Henry Howarth possessed both a hand milne and a malter, while Alexander Howe had a brass malter and a malt mill. Although none of the individuals could be traced as having a licence to sell ale, it seems likely that they were at least involved in brewing no doubt for home consumption.
Many items appeared with no indication of their material. These included kettles, pots, skillets, frying pans, warming pans, dripping pans, chaffing dishes, plates, salts and candlesticks. Because no material was given it is assumed that these were all fairly low in value, and probably iron.
Items of tin were seldom recorded, which was also true of earthenware. Possibly some of the items where their material went unrecorded such as basins, porringers, plates (especially where listed among tableware) and the painted jug belonging to John Burtinshaw were of earthenware. The few items that were specified included coups, pots and butter-pots, along with the general term ‘earthenware’ or ‘earthen vessels’. Their under-representation may have been due to these items being considered cheap and practical, not worth recording in detail, and classed under the often-used phrase of ‘all other things’.

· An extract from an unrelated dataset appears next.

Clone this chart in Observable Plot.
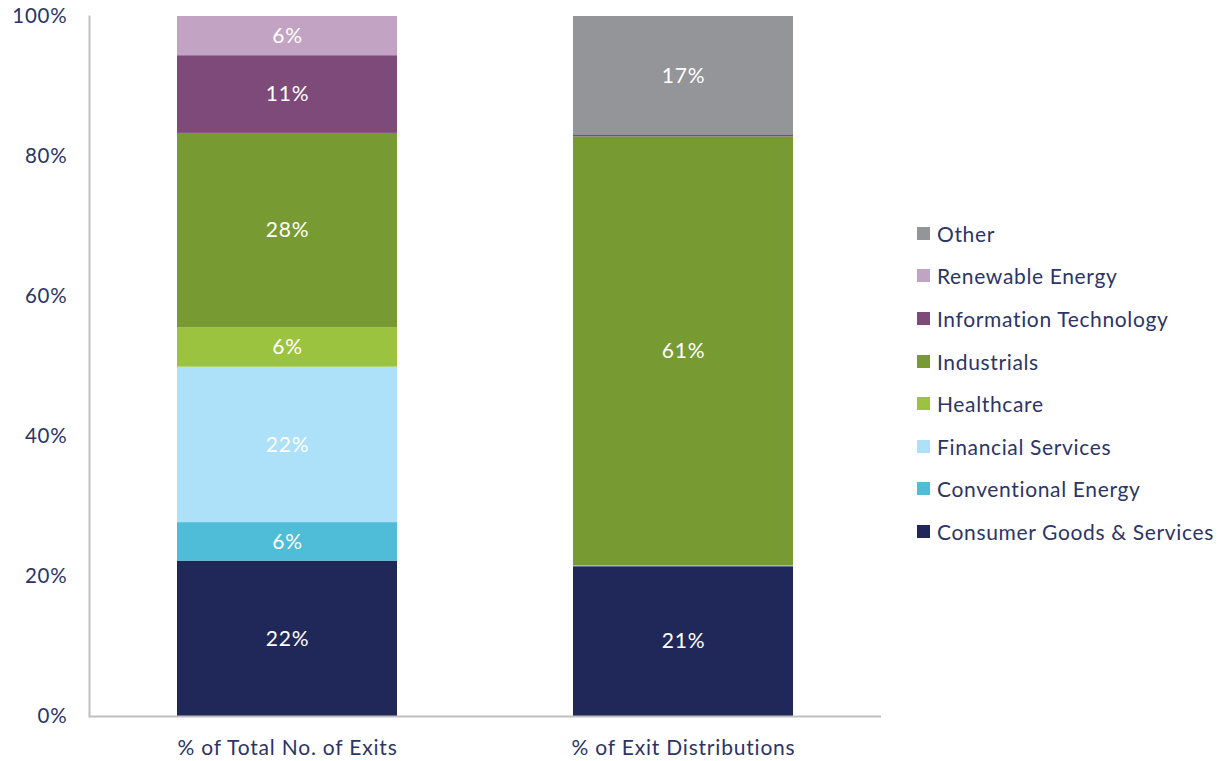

Glass was only found in the form of bottles belonging to John Burtinshaw, and the unspecified glasses of George Barghe. Alexander Howe had a bottle and spoon of turtle shell, as well as a beaker of ‘gilded alcymie’. Looking glasses, as well as clocks, were only mentioned twice
The majority of wooden ware appears to have been used for brewing, dairying and storage. The most numerous articles were bouks, looms, barrels, trenchers, dishes, tubs, turnels, churns, piggins and kimnels (one of which was specified as being used for washing). Storage items also included firkins, a bushel and a hogshead. Measuring utensils included tankards and noggins, a peck, half a strike and two half-hopes.
Looms and bouks both have double meanings and rarely did appraisers make any distinction. In all but two examples were looms listed separately from the rest of the wooden ware. The inventory of webster Hugh Cotton listed looms with gears valued at £2, as well as mentioning flax and hemp in gears. Yeoman John Vise possessed two pairs of looms with gears. These are therefore regarded as weaving looms rather than a large open tub or vat. Bouks found among wooden ware were taken to mean a pail or bucket rather than reading material.

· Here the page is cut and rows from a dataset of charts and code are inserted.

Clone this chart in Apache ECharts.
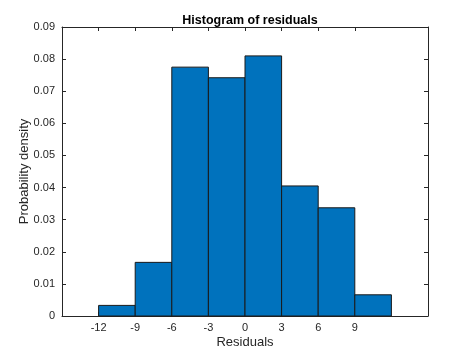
<!DOCTYPE html>
<html><head><meta charset="utf-8">
<script src="https://cdn.jsdelivr.net/npm/echarts@6/dist/echarts.min.js"></script>
<style>html,body{margin:0;padding:0;background:#fff}#c{width:474px;height:355px}</style>
</head><body><div id="c"></div>
<script>
const binEdges = [-12, -9, -6, -3, 0, 3, 6, 9, 12];
const density = [0.0033, 0.0167, 0.0775, 0.0742, 0.0810, 0.0405, 0.0337, 0.0066];
const xTicks = [-12, -9, -6, -3, 0, 3, 6, 9];
const yTicks = [0, 0.01, 0.02, 0.03, 0.04, 0.05, 0.06, 0.07, 0.08, 0.09];

const bins = density.map((d, i) => [binEdges[i], binEdges[i + 1], d]);
const FONT = 'Liberation Sans, Arial, sans-serif';
const AX = '#262626';

const chart = echarts.init(document.getElementById('c'), null, {renderer: 'canvas'});
chart.setOption({
  animation: false,
  backgroundColor: '#fff',
  title: {
    text: 'Histogram of residuals', left: 245, top: 9, textAlign: 'center',
    textStyle: {fontFamily: FONT, fontSize: 12.5, fontWeight: 'bold', color: '#000'}
  },
  grid: {left: 62, right: 46, top: 27, bottom: 39, containLabel: false},
  xAxis: [{
    type: 'value', min: -15, max: 15, interval: 3,
    name: 'Residuals', nameLocation: 'middle', nameGap: 20, nameMoveOverlap: false,
    nameTextStyle: {fontFamily: FONT, fontSize: 13, color: AX},
    axisLine: {show: true, onZero: false, lineStyle: {color: AX, width: 1}},
    axisTick: {show: true, inside: true, length: 4, customValues: xTicks, lineStyle: {color: AX}},
    axisLabel: {fontFamily: FONT, fontSize: 11, color: AX, margin: 6, customValues: xTicks},
    splitLine: {show: false}
  }, {
    type: 'value', position: 'top', min: -15, max: 15, interval: 3,
    axisLine: {show: true, onZero: false, lineStyle: {color: AX, width: 1}},
    axisTick: {show: true, inside: true, length: 4, customValues: xTicks, lineStyle: {color: AX}},
    axisLabel: {show: false},
    splitLine: {show: false}
  }],
  yAxis: [{
    type: 'value', min: 0, max: 0.09, interval: 0.01,
    name: 'Probability density', nameLocation: 'middle', nameGap: 31, nameMoveOverlap: false,
    nameTextStyle: {fontFamily: FONT, fontSize: 13, color: AX},
    axisLine: {show: true, onZero: false, lineStyle: {color: AX, width: 1}},
    axisTick: {show: true, inside: true, length: 4, lineStyle: {color: AX}},
    axisLabel: {fontFamily: FONT, fontSize: 11, color: AX, margin: 7,
      formatter: v => (Math.round(v * 100) / 100).toString()},
    splitLine: {show: false}
  }, {
    type: 'value', position: 'right', min: 0, max: 0.09, interval: 0.01,
    axisLine: {show: true, onZero: false, lineStyle: {color: AX, width: 1}},
    axisTick: {show: true, inside: true, length: 4, lineStyle: {color: AX}},
    axisLabel: {show: false},
    splitLine: {show: false}
  }],
  series: [{
    type: 'custom',
    xAxisIndex: 0, yAxisIndex: 0,
    data: bins,
    encode: {x: [0, 1], y: 2},
    renderItem: function (params, api) {
      const p0 = api.coord([api.value(0), 0]);
      const p1 = api.coord([api.value(1), api.value(2)]);
      return {
        type: 'rect',
        shape: {x: p0[0], y: p1[1], width: p1[0] - p0[0], height: p0[1] - p1[1]},
        style: {fill: '#0072BD', stroke: '#1a1a1a', lineWidth: 1}
      };
    }
  }]
});
</script></body></html>
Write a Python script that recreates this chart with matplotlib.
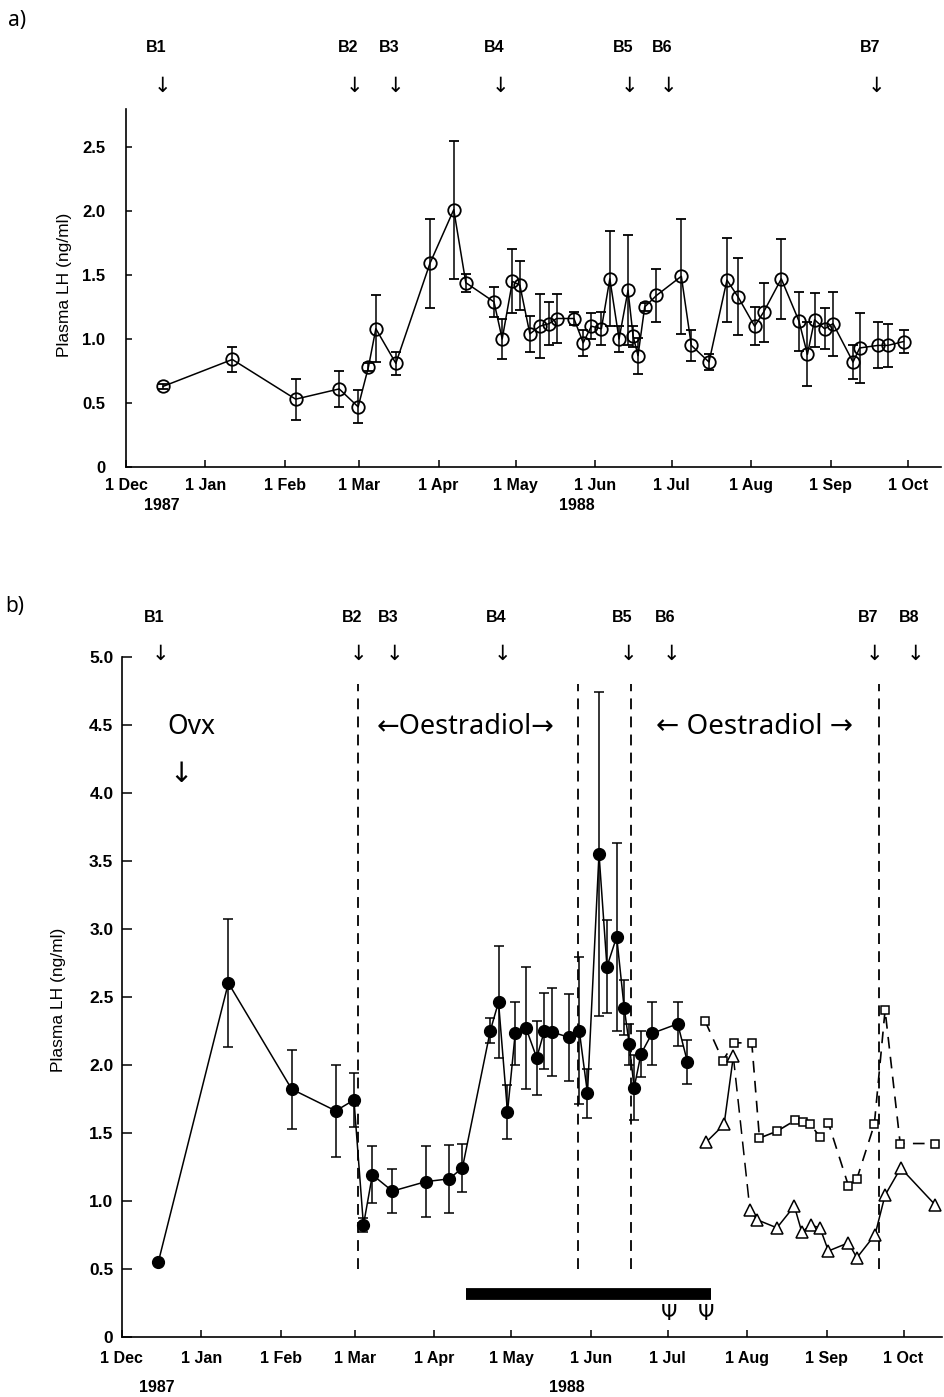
import matplotlib
matplotlib.use("Agg")
import matplotlib.pyplot as plt

# x values are days counted from 1 Dec 1987
month_days = [0, 31, 62, 91, 122, 152, 183, 213, 244, 275, 305]
month_labels = ["1 Dec", "1 Jan", "1 Feb", "1 Mar", "1 Apr", "1 May",
                "1 Jun", "1 Jul", "1 Aug", "1 Sep", "1 Oct"]

# (a) intact ewes, mean +/- sem
a_day = [14.5, 41.5, 66.2, 83.2, 90.6, 94.6, 97.5, 105.3, 118.6, 127.9, 132.6,
         143.6, 146.8, 150.8, 153.7, 157.6, 161.5, 165.1, 168.0, 174.8, 178.4,
         181.6, 185.5, 188.8, 192.4, 195.9, 197.9, 199.8, 202.4, 207.0, 216.7,
         220.6, 227.5, 234.5, 238.8, 245.3, 248.8, 255.7, 262.6, 265.9, 268.7,
         272.6, 275.9, 283.7, 286.3, 293.4, 297.3, 303.4]
a_lh = [0.63, 0.84, 0.53, 0.61, 0.47, 0.78, 1.08, 0.81, 1.59, 2.01, 1.44,
        1.29, 1.00, 1.45, 1.42, 1.04, 1.10, 1.12, 1.16, 1.16, 0.97,
        1.10, 1.08, 1.47, 1.00, 1.38, 1.02, 0.87, 1.25, 1.34, 1.49,
        0.95, 0.82, 1.46, 1.33, 1.10, 1.21, 1.47, 1.14, 0.88, 1.15,
        1.08, 1.12, 0.82, 0.93, 0.95, 0.95, 0.98]
a_sem = [0.02, 0.10, 0.16, 0.14, 0.13, 0.03, 0.26, 0.09, 0.35, 0.54, 0.07,
         0.12, 0.16, 0.25, 0.19, 0.14, 0.25, 0.17, 0.19, 0.05, 0.10,
         0.10, 0.13, 0.37, 0.10, 0.43, 0.08, 0.14, 0.03, 0.21, 0.45,
         0.12, 0.06, 0.33, 0.30, 0.15, 0.23, 0.31, 0.23, 0.25, 0.21,
         0.16, 0.25, 0.13, 0.27, 0.18, 0.17, 0.09]
a_bleed_days = [14.4, 89.3, 105.3, 146.2, 196.5, 211.8, 292.9]
a_bleed_names = ["B1", "B2", "B3", "B4", "B5", "B6", "B7"]

# (b) ovariectomised ewes, mean +/- sem
b_day = [14.3, 41.6, 66.3, 83.5, 90.6, 94.3, 97.8, 105.6, 118.7, 127.7, 132.9,
         143.8, 147.0, 150.5, 153.5, 157.7, 161.9, 164.9, 167.8, 174.6, 178.5,
         181.7, 186.2, 189.3, 193.1, 196.0, 198.0, 199.9, 202.6, 206.9, 216.9,
         220.7]
b_lh = [0.55, 2.60, 1.82, 1.66, 1.74, 0.82, 1.19, 1.07, 1.14, 1.16, 1.24,
        2.25, 2.46, 1.65, 2.23, 2.27, 2.05, 2.25, 2.24, 2.20, 2.25,
        1.79, 3.55, 2.72, 2.94, 2.42, 2.15, 1.83, 2.08, 2.23, 2.30,
        2.02]
b_sem = [0.0, 0.47, 0.29, 0.34, 0.20, 0.05, 0.21, 0.16, 0.26, 0.25, 0.18,
         0.09, 0.41, 0.20, 0.23, 0.45, 0.27, 0.28, 0.32, 0.32, 0.54,
         0.18, 1.19, 0.34, 0.69, 0.20, 0.15, 0.24, 0.17, 0.23, 0.16,
         0.16]

# individual animals after treatment
sq_day = [227.6, 234.5, 238.9, 245.8, 248.8, 255.6, 262.7, 265.7, 268.6,
          272.4, 275.7, 283.5, 286.8, 293.6, 297.8, 303.7, 317.3]
sq_lh = [2.32, 2.03, 2.16, 2.16, 1.46, 1.51, 1.59, 1.58, 1.56,
         1.47, 1.57, 1.11, 1.16, 1.56, 2.40, 1.42, 1.42]
tri_day = [228.0, 235.0, 238.6, 245.1, 247.8, 255.6, 262.4, 265.3, 268.9,
           272.4, 275.7, 283.5, 286.8, 293.9, 297.8, 303.9, 317.3]
tri_lh = [1.43, 1.56, 2.06, 0.93, 0.86, 0.80, 0.96, 0.77, 0.82,
          0.80, 0.63, 0.69, 0.58, 0.75, 1.04, 1.24, 0.97]

b_bleed_days = [15.3, 92.3, 106.3, 148.6, 197.7, 214.6, 293.6, 309.5]
b_bleed_names = ["B1", "B2", "B3", "B4", "B5", "B6", "B7", "B8"]
implant_days = [92.3, 178.1, 198.6, 295.5]
treatment_span = [134.2, 229.8]
psi_days = [213.3, 227.9]

TICK_FONT = ["Liberation Sans", "DejaVu Sans"]
NOTE_FONT = ["Noto Sans", "DejaVu Sans"]


def style_axis(ax, xmax, ymax, yticks, ytick_labels, xpad, ypad, ylen, ysize):
    ax.set_xlim(0, xmax)
    ax.set_ylim(0, ymax)
    for side in ("top", "right"):
        ax.spines[side].set_visible(False)
    for side in ("left", "bottom"):
        ax.spines[side].set_linewidth(1.2)
    ax.set_xticks(month_days)
    ax.set_xticklabels(month_labels, family=TICK_FONT, fontsize=11.5,
                       fontweight="bold")
    ax.set_yticks(yticks)
    ax.set_yticklabels(ytick_labels, family=TICK_FONT, fontsize=ysize,
                       fontweight="bold")
    ax.tick_params(axis="x", direction="in", length=5, width=1.1, pad=xpad)
    ax.tick_params(axis="y", direction="in", length=ylen, width=1.1, pad=ypad)
    ax.set_ylabel("Plasma LH (ng/ml)", family=TICK_FONT, fontsize=12.5)


def bleed_marks(ax, days, names, y_label, y_arrow):
    for d, name in zip(days, names):
        ax.text(d - 2.5, y_label, name, family=TICK_FONT, fontsize=11.5,
                fontweight="bold", ha="center", va="center", clip_on=False)
        ax.text(d, y_arrow, "\u2193", family=["DejaVu Sans"], fontsize=15,
                ha="center", va="center", clip_on=False)


def year_labels(ax, xs, y):
    xt = ax.get_xaxis_transform()
    for x, label in zip(xs, ["1987", "1988"]):
        ax.text(x, y, label, transform=xt, family=TICK_FONT, fontsize=11.5,
                fontweight="bold", ha="center", va="center")


fig = plt.figure(figsize=(9.45, 13.97), dpi=100)

# ---- panel a ----
ax_a = fig.add_axes([0.1333, 0.6657, 0.8624, 0.2566])
style_axis(ax_a, 318, 2.8, [0, 0.5, 1.0, 1.5, 2.0, 2.5],
           ["0", "0.5", "1.0", "1.5", "2.0", "2.5"],
           xpad=8, ypad=15, ylen=4, ysize=12)
ax_a.errorbar(a_day, a_lh, yerr=a_sem, fmt="-o", color="black", lw=1.1,
              ms=9, mfc="none", mew=1.3, ecolor="black", elinewidth=1.1,
              capsize=3.5, capthick=1.1)
ax_a.yaxis.set_label_coords(-0.066, 0.508)
bleed_marks(ax_a, a_bleed_days, a_bleed_names, 3.28, 2.98)
year_labels(ax_a, [14, 176], -0.106)
fig.text(0.008, 0.985, "a)", family=NOTE_FONT, fontsize=15, va="center")

# ---- panel b ----
ax_b = fig.add_axes([0.1288, 0.0432, 0.868, 0.4868])
yt = [0, 0.5, 1.0, 1.5, 2.0, 2.5, 3.0, 3.5, 4.0, 4.5, 5.0]
style_axis(ax_b, 320, 5.0, yt, ["0"] + [f"{v:.1f}" for v in yt[1:]],
           xpad=10, ypad=6, ylen=7, ysize=12.5)
ax_b.yaxis.set_label_coords(-0.068, 0.495)

ax_b.vlines(implant_days, 0.5, 4.8, colors="black", linestyles=(0, (6, 4)),
            lw=1.3)
ax_b.errorbar(b_day, b_lh, yerr=b_sem, fmt="-o", color="black", lw=1.1,
              ms=8.5, mfc="black", ecolor="black", elinewidth=1.1,
              capsize=3.5, capthick=1.1, zorder=3)

ax_b.plot(sq_day, sq_lh, color="black", lw=1.2, ls=(0, (7, 5)),
          marker="s", ms=5.5, mfc="white", mew=1.1)
ax_b.plot(tri_day[:3], tri_lh[:3], color="black", lw=1.1)
ax_b.plot(tri_day[2:4], tri_lh[2:4], color="black", lw=1.1, ls=(0, (9, 5)))
ax_b.plot(tri_day[3:], tri_lh[3:], color="black", lw=1.1)
ax_b.plot(tri_day, tri_lh, ls="none", marker="^", ms=8.5, mfc="white",
          mec="black", mew=1.1, zorder=4)

# treatment bar and the two Psi markers below it
ax_b.hlines(0.31, treatment_span[0], treatment_span[1], colors="black",
            lw=8.5, capstyle="butt")
for d in psi_days:
    ax_b.text(d, 0.17, "\u03a8", family=["DejaVu Sans"], fontsize=15,
              ha="center", va="center")

bleed_marks(ax_b, b_bleed_days, b_bleed_names, 5.29, 5.02)
ax_b.text(27.2, 4.48, "Ovx", family=NOTE_FONT, fontsize=19,
          ha="center", va="center")
ax_b.text(23.1, 4.14, "\u2193", family=["DejaVu Sans"], fontsize=20,
          ha="center", va="center")
ax_b.text(134.3, 4.48, "\u2190Oestradiol\u2192", family=NOTE_FONT,
          fontsize=19.5, ha="center", va="center")
ax_b.text(246.7, 4.48, "\u2190 Oestradiol \u2192", family=NOTE_FONT,
          fontsize=20, ha="center", va="center")

year_labels(ax_b, [13.8, 173.7], -0.075)
fig.text(0.006, 0.566, "b)", family=NOTE_FONT, fontsize=15, va="center")

fig.savefig("out.png", dpi=100)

A similar problem was also encountered with wheels as not all were classed as being for spinning. However, only a few of those were found among agricultural implements such as wain bodies or harrows. The majority were all found in the house, and due to the presence of wool, hemp or flaxen yarn are taken to mean spinning wheels. These, added to those that were designated as spinning, meant that wheels appeared in a quarter of all the inventories.
Items specified as being cheese-making equipment included presses, tubs, vats, boards, racks, cratches, and a cheese-ladder. Raphe Browne possessed one cheese-tub, six cheese-vats and four cheese-boards indicating his involvement in its production. Unfortunately his inventory did not include any foodstuffs. He was also one of the six individuals recorded with a churn. Alexander Howe possessed a kneeding trough, a moulding board and peales, indicating baking possibly beyond a domestic level.